_Data excerpt:_
-*-*-
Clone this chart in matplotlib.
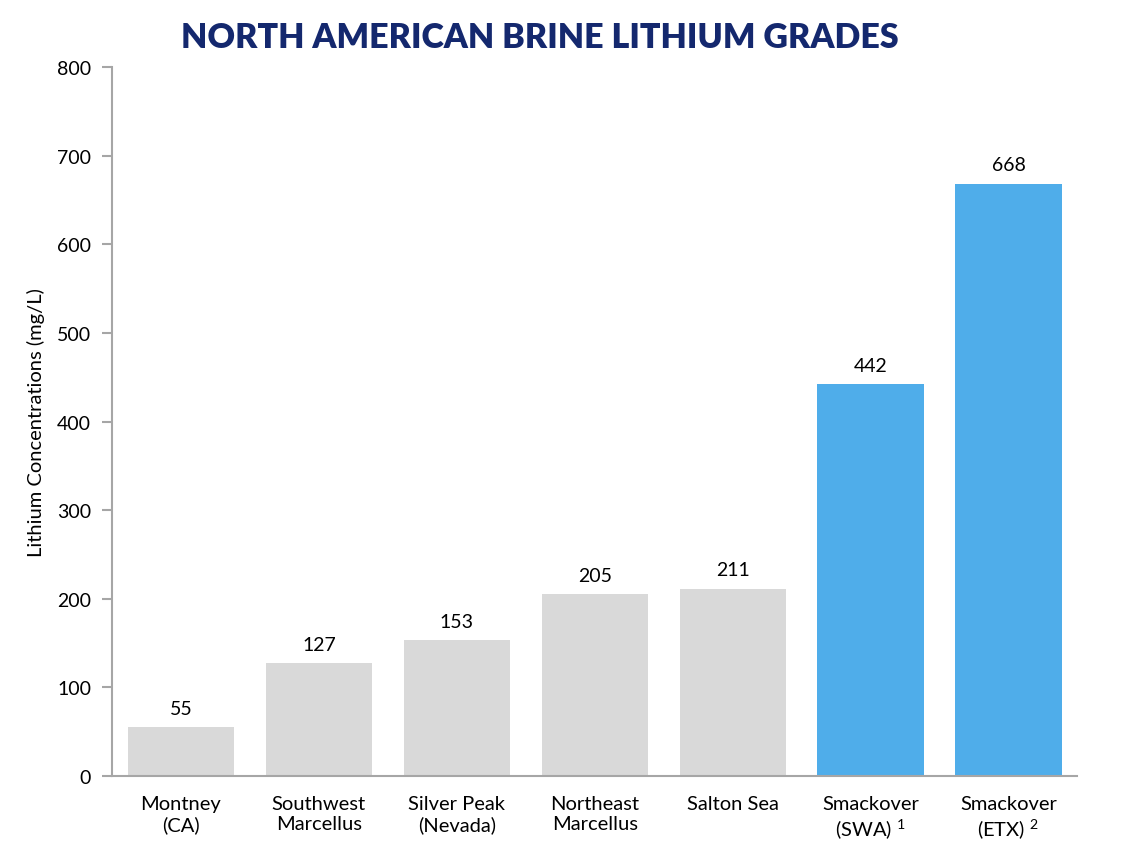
import matplotlib.pyplot as plt

# Datos
categorias = ['Montney\n(CA)', 'Southwest\nMarcellus', 'Silver Peak\n(Nevada)',
              'Northeast\nMarcellus', 'Salton Sea', 'Smackover\n(SWA) $^{1}$',
              'Smackover\n(ETX) $^{2}$']
valores = [55, 127, 153, 205, 211, 442, 668]
colores = ['#D9D9D9'] * 5 + ['#4FADEA'] * 2

plt.rcParams['font.family'] = ['Lato', 'DejaVu Sans']
plt.rcParams['mathtext.fontset'] = 'custom'
plt.rcParams['mathtext.rm'] = 'Lato'
plt.rcParams['mathtext.it'] = 'Lato'
plt.rcParams['mathtext.default'] = 'rm'

fig = plt.figure(figsize=(11.22, 8.62), dpi=100)
ax = fig.add_axes([0.0998, 0.0986, 0.8605, 0.8225])

x = range(len(valores))
barras = ax.bar(x, valores, width=0.77, color=colores, zorder=2)

for xi, v in zip(x, valores):
    ax.text(xi, v + 12, str(v), ha='center', va='bottom', fontsize=14,
            color='black')

ax.set_xlim(-0.5, len(valores) - 0.5)
ax.set_ylim(0, 800)
ax.set_yticks(range(0, 801, 100))
ax.set_xticks(list(x))
ax.set_xticklabels(categorias, fontsize=14.5, linespacing=1.2)
ax.tick_params(axis='y', labelsize=14, length=7, color='#A6A6A6', width=1.5, pad=8)
ax.tick_params(axis='x', length=0, pad=14)

for lado in ['top', 'right']:
    ax.spines[lado].set_visible(False)
for lado in ['left', 'bottom']:
    ax.spines[lado].set_color('#A6A6A6')
    ax.spines[lado].set_linewidth(1.5)

ax.set_ylabel('Lithium Concentrations (mg/L)', fontsize=14.5, labelpad=9)

fig.text(0.481, 0.956, 'NORTH AMERICAN BRINE LITHIUM GRADES', ha='center',
         va='center', fontsize=24.5, fontweight='heavy', color='#14286E')

plt.savefig('out.png', dpi=100)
-*-*-
Return the listing above word for word, with the pictures removed.

Clone this chart in matplotlib.
import matplotlib.pyplot as plt

# Datos
categorias = ['Montney\n(CA)', 'Southwest\nMarcellus', 'Silver Peak\n(Nevada)',
              'Northeast\nMarcellus', 'Salton Sea', 'Smackover\n(SWA) $^{1}$',
              'Smackover\n(ETX) $^{2}$']
valores = [55, 127, 153, 205, 211, 442, 668]
colores = ['#D9D9D9'] * 5 + ['#4FADEA'] * 2

plt.rcParams['font.family'] = ['Lato', 'DejaVu Sans']
plt.rcParams['mathtext.fontset'] = 'custom'
plt.rcParams['mathtext.rm'] = 'Lato'
plt.rcParams['mathtext.it'] = 'Lato'
plt.rcParams['mathtext.default'] = 'rm'

fig = plt.figure(figsize=(11.22, 8.62), dpi=100)
ax = fig.add_axes([0.0998, 0.0986, 0.8605, 0.8225])

x = range(len(valores))
barras = ax.bar(x, valores, width=0.77, color=colores, zorder=2)

for xi, v in zip(x, valores):
    ax.text(xi, v + 12, str(v), ha='center', va='bottom', fontsize=14,
            color='black')

ax.set_xlim(-0.5, len(valores) - 0.5)
ax.set_ylim(0, 800)
ax.set_yticks(range(0, 801, 100))
ax.set_xticks(list(x))
ax.set_xticklabels(categorias, fontsize=14.5, linespacing=1.2)
ax.tick_params(axis='y', labelsize=14, length=7, color='#A6A6A6', width=1.5, pad=8)
ax.tick_params(axis='x', length=0, pad=14)

for lado in ['top', 'right']:
    ax.spines[lado].set_visible(False)
for lado in ['left', 'bottom']:
    ax.spines[lado].set_color('#A6A6A6')
    ax.spines[lado].set_linewidth(1.5)

ax.set_ylabel('Lithium Concentrations (mg/L)', fontsize=14.5, labelpad=9)

fig.text(0.481, 0.956, 'NORTH AMERICAN BRINE LITHIUM GRADES', ha='center',
         va='center', fontsize=24.5, fontweight='heavy', color='#14286E')

plt.savefig('out.png', dpi=100)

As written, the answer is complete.